Early Life
Margaret Bourke-White was born Margaret White in the Bronx, New York to Joseph White, a non-practicing Jew from Poland, and Minnie Bourke, who was of Irish-Catholic descent. She grew up in Bound Brook, New Jersey (in a neighborhood now part of Middlesex), and graduated from Plainfield High School in Union County. From her naturalist father, an engineer and inventor, she claims to have learned perfectionism; from her "resourceful homemaker" mother, she claims to have developed an unapologetic desire for self-improvement." Bourke-White's brother Roger describes their parents as "Free Thinkers who were intensely interested in advancing themselves and humanity through personal achievement," relating this quality in part to the success of Bourke-White, himself (as a prominent Cleveland businessman and high-tech industry founder) and their older sister, Ruth White, who became well known for her work at the American Bar Association in Chicago, Ill.
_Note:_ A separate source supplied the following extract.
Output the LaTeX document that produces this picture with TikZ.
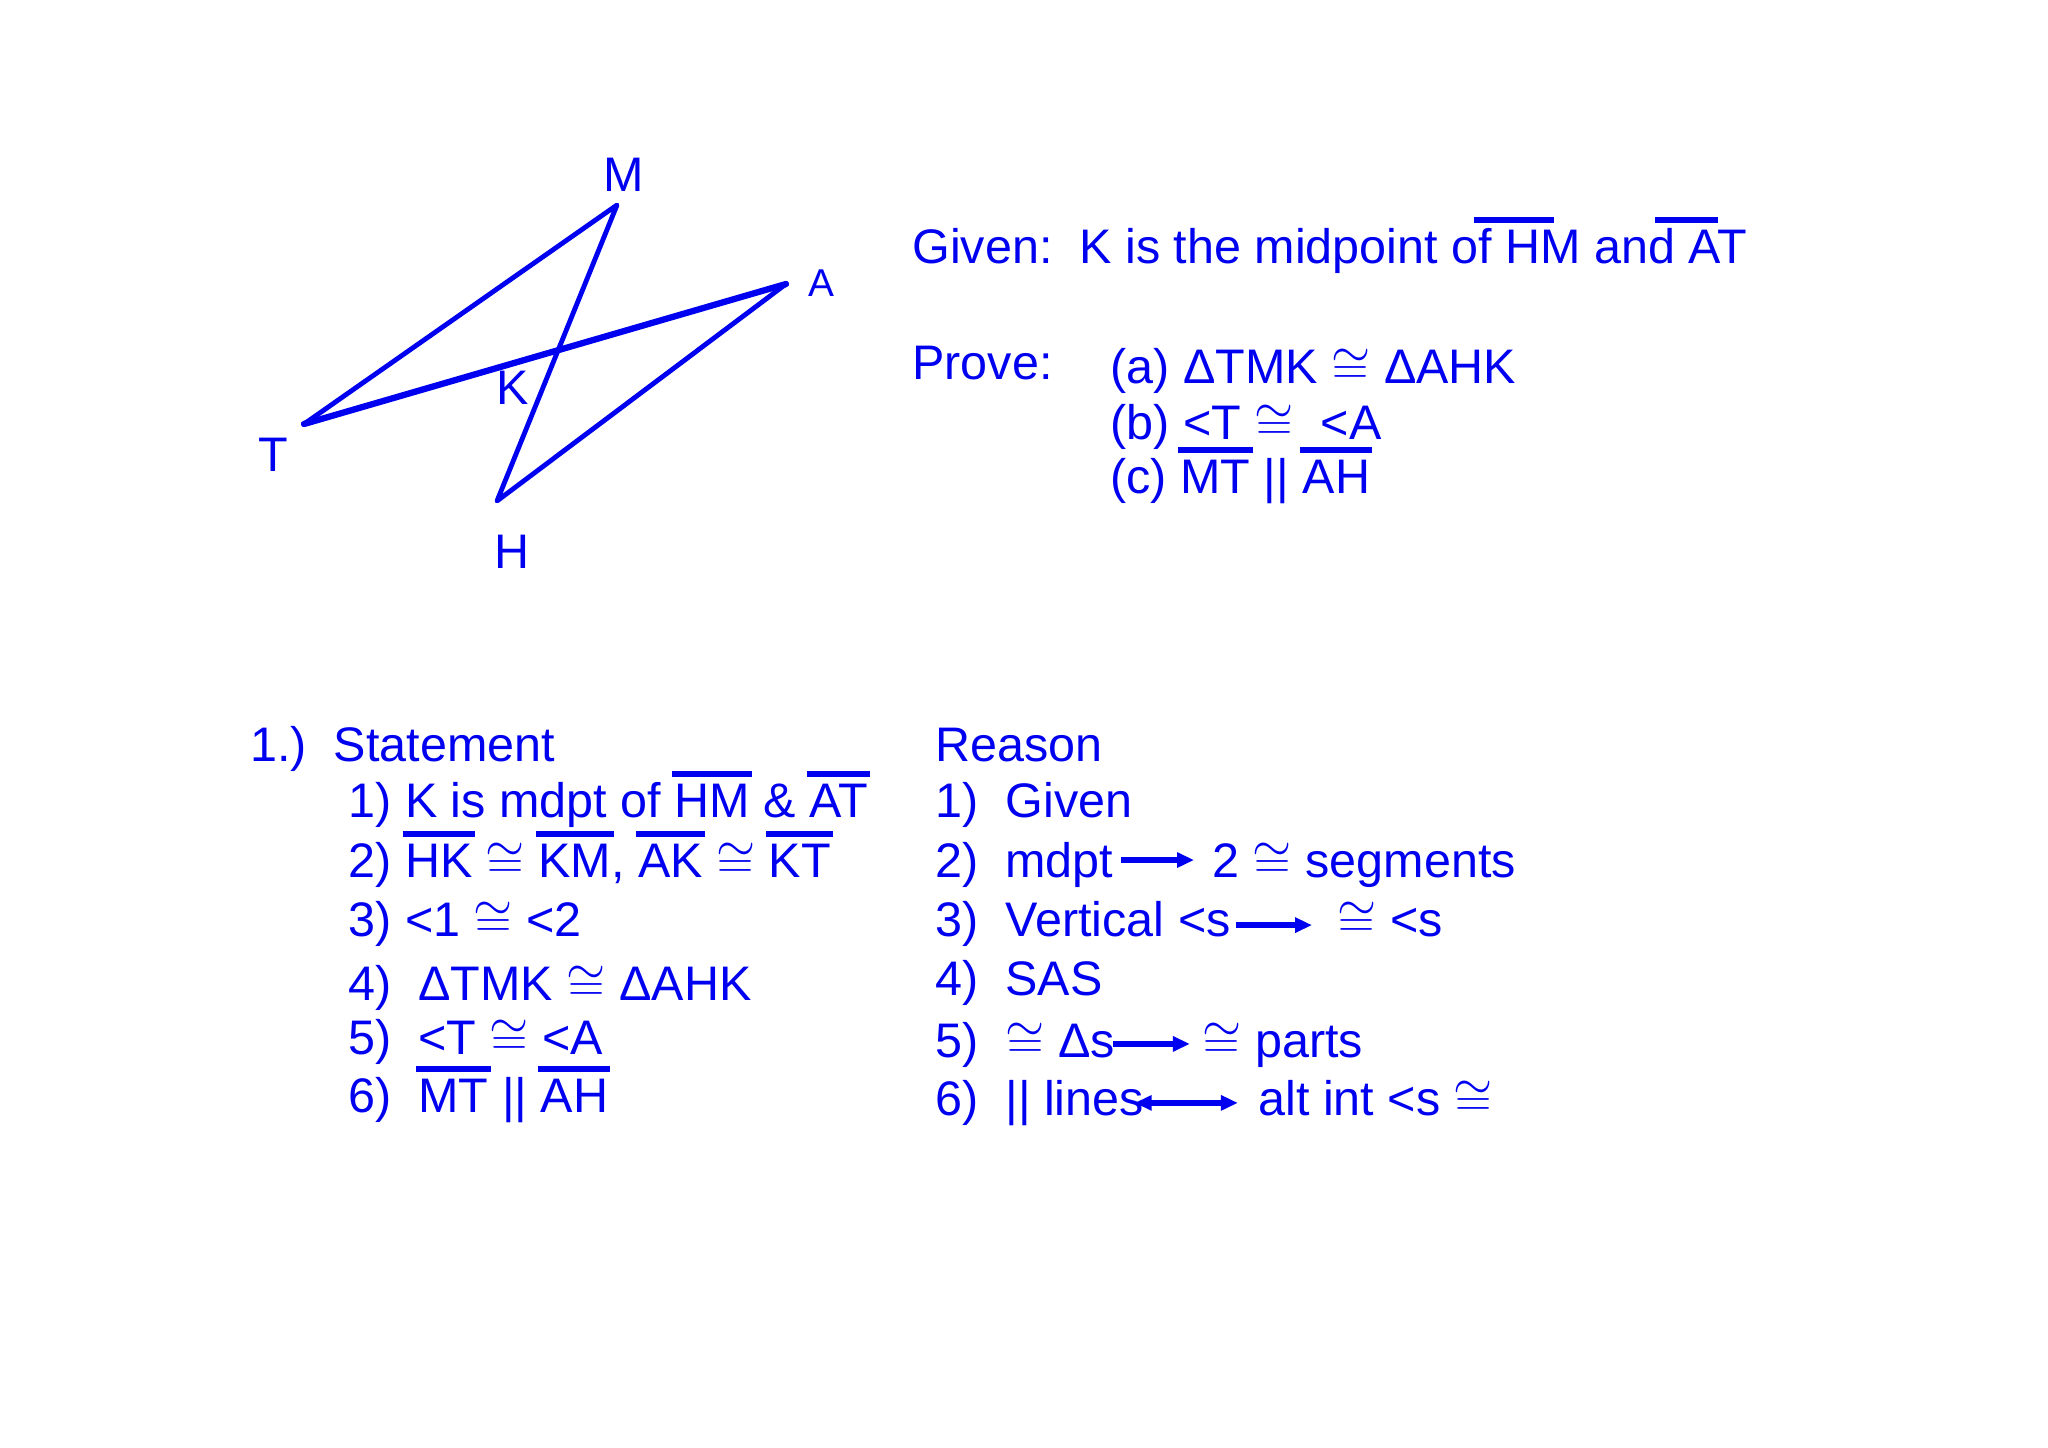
\documentclass[tikz,border=0pt]{standalone}
\usepackage{fontspec}
\setmainfont{Liberation Sans}
\usepackage{amssymb}
\usetikzlibrary{arrows.meta}
\definecolor{ink}{RGB}{0,0,240}
% bar over a segment name
\newlength{\segwd}
\newcommand{\seg}[2][0pt]{\settowidth{\segwd}{#2}\addtolength{\segwd}{2pt}%
  \rlap{\hspace*{#1}\hspace*{-1pt}\rule[16.5pt]{\segwd}{2.3pt}}#2}

\begin{document}
\begin{tikzpicture}[x=0.0145cm, y=-0.0145cm,
  txt/.style={anchor=base west, inner sep=0pt, text=ink, font=\fontsize{20}{24}\selectfont},
  lbl/.style={inner sep=0pt, text=ink, font=\fontsize{20}{24}\selectfont},
  side/.style={draw=ink, line width=2pt, line cap=round, line join=round},
  arr/.style={draw=ink, line width=2.3pt, -{Triangle[length=7pt,width=6pt]}},
  arrs/.style={draw=ink, line width=2.3pt, {Triangle[length=7pt,width=6pt]}-{Triangle[length=7pt,width=6pt]}}]
\useasboundingbox (0,0) rectangle (2048,1447);

% the figure
\coordinate (T) at (304,424);
\coordinate (M) at (617,205);
\coordinate (H) at (497,501);
\coordinate (A) at (786,284);
\draw[side] (T) -- (M) -- (H) -- (A);
\draw[side, line width=2.6pt] (A) -- (T);
\node[lbl] (lM) at (624,175) {M};
\node[lbl, font=\fontsize{16}{20}\selectfont] (lA) at (821,283) {A};
\node[lbl] (lT) at (273,455) {T};
\node[lbl] (lH) at (512,552) {H};
\node[lbl] (lK) at (513,388) {K};

% given / prove
\node[txt] (given) at (912,263) {Given:\ \ K is the midpoint of \seg[-12pt]{HM} and \seg[-13pt]{AT}};
\node[txt] (prove) at (912,379) {Prove:};
\node[txt] (pa) at (1110,383) {(a) ΔTMK $\cong$ ΔAHK};
\node[txt] (pb) at (1110,439) {(b) <T $\cong$\ \ <A};
\node[txt] (pc) at (1110,493) {(c) \seg{MT} || \seg{AH}};

% statements
\node[txt] (stmt) at (250,761) {1.)\ \ Statement};
\node[txt] (s1) at (348,817) {1) K is mdpt of \seg{HM} \& \seg{AT}};
\node[txt] (s2) at (348,877) {2) \seg{HK} $\cong$ \seg{KM}, \seg{AK} $\cong$ \seg{KT}};
\node[txt] (s3) at (348,936) {3) <1 $\cong$ <2};
\node[txt] (s4) at (348,1000) {4)\ \ ΔTMK $\cong$ ΔAHK};
\node[txt] (s5) at (348,1054) {5)\ \ <T $\cong$ <A};
\node[txt] (s6) at (348,1112) {6)\ \ \seg{MT} || \seg{AH}};

% reasons
\node[txt] (reason) at (935,761) {Reason};
\node[txt] (r1) at (935,817) {1)\ \ Given};
\node[txt] (r2a) at (935,877) {2)\ \ mdpt};
\node[txt] (r2b) at (1212,877) {2 $\cong$ segments};
\node[txt] (r3a) at (935,936) {3)\ \ Vertical <s};
\node[txt] (r3b) at (1337,936) {$\cong$ <s};
\node[txt] (r4) at (935,995) {4)\ \ SAS};
\node[txt] (r5a) at (935,1057) {5)\ \ $\cong$ Δs};
\node[txt] (r5b) at (1202,1057) {$\cong$ parts};
\node[txt] (r6a) at (935,1115) {6)\ \ || lines};
\node[txt] (r6b) at (1258,1115) {alt int <s $\cong$};

\draw[arr, shorten <=2.9pt, shorten >=7.4pt] ([yshift=7pt]r2a.base east) -- ([yshift=7pt]r2b.base west);
\draw[arr, shorten <=2pt, shorten >=10.3pt] ([yshift=4.5pt]r3a.base east) -- ([yshift=4.5pt]r3b.base west);
\draw[arr, shorten <=-1pt, shorten >=5pt] ([yshift=5.4pt]r5a.base east) -- ([yshift=5.4pt]r5b.base west);
\draw[arrs, shorten <=-4pt, shorten >=8.3pt] ([yshift=5pt]r6a.base east) -- ([yshift=5pt]r6b.base west);
\end{tikzpicture}
\end{document}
Roger Bourke White is not surprised at her success: "My sister Margaret was not unfriendly or aloof. Her interest in photography began as a young woman's hobby, supported by her father's enthusiasm for cameras. Despite her interest, in 1922, she began studying herpetology at Columbia University, only to have her interest in photography strengthened after studying under Clarence White (no relation). She left after one semester, following the death of her father. She transferred colleges several times, including: University of Michigan, where she became a member of Alpha Omicron Pi sorority; Purdue University in Indiana; and Case Western Reserve University in Cleveland, Ohio. Bourke-White ultimately graduated from Cornell University with her B.A. in 1927, leaving behind a photographic study of the rural campus for the school's newspaper, including photographs of her famed dormitory Risley Hall. A year later, she moved from Ithaca, New York to Cleveland, Ohio, where she started a commercial photography studio and did architectural and industrial photography.
In 1924, during her studies, she married Everett Chapman, but the couple divorced two years later. Margaret White added her mother's surname, "Bourke" to her name in 1927 and hyphenated it.